Native American women faced a different obstacle entirely. In 1920, many Native Americans were not even recognized as U.S. citizens, which meant the Nineteenth Amendment’s protection of “citizens” did not reach them. The Indian Citizenship Act of 1924 granted citizenship to all Native Americans born within the United States, but several states continued to use residency rules, literacy requirements, and other pretexts to block Native voters for decades afterward. Full practical access did not come until the Voting Rights Act.
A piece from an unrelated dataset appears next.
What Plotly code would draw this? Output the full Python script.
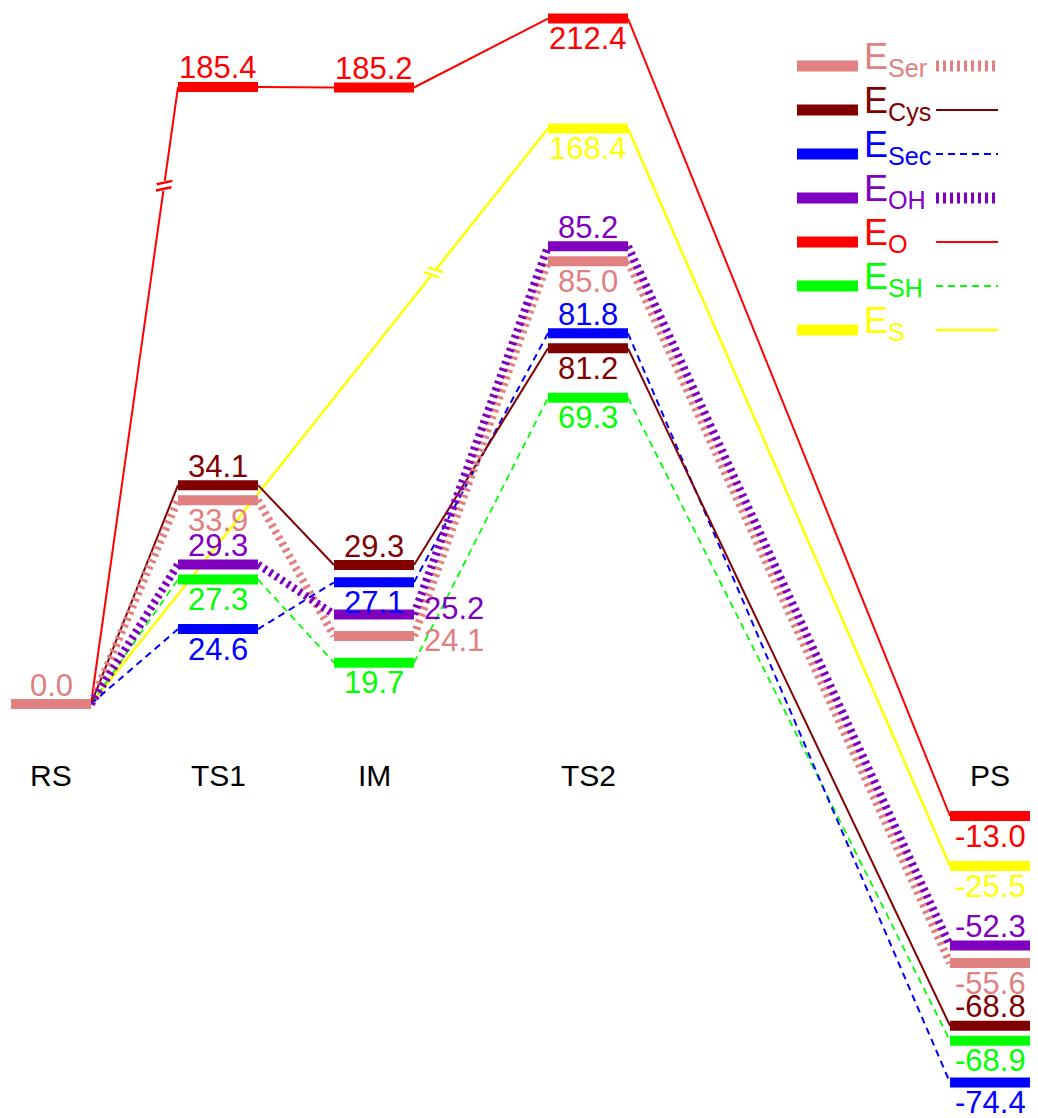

Asian American women were barred by federal naturalization laws that made it impossible for most Asian immigrants to become citizens at all. The Magnuson Act of 1943 repealed Chinese exclusion and allowed Chinese immigrants to naturalize for the first time. The Immigration and Nationality Act of 1952 finally eliminated the remaining racial bars to naturalization, opening a path to citizenship and voting for all Asian immigrants.11Office of the Historian. The Immigration and Nationality Act of 1952 (The McCarran-Walter Act) For these women, the Nineteenth Amendment’s guarantee existed on paper for decades before it had any practical meaning.

The Amendment’s Place in Voting Rights Law

The Nineteenth Amendment was not the end of the fight for equal access to the ballot. It was one layer in what eventually became a much thicker body of voting rights protections. The Fifteenth Amendment (1870) prohibited race-based voter exclusion. The Twenty-Fourth Amendment (1964) banned poll taxes in federal elections. The Voting Rights Act of 1965 gave federal enforcers real tools to dismantle discriminatory practices. The Twenty-Sixth Amendment (1971) lowered the voting age to eighteen. Each of these addressed gaps that the Nineteenth Amendment left open.

What the Nineteenth Amendment did, specifically and permanently, was establish that sex cannot be a barrier to voting anywhere in the United States. That principle was radical in 1920, when only about half the states allowed women any form of ballot access. It remains the constitutional foundation for any legal challenge to sex-based voting discrimination today.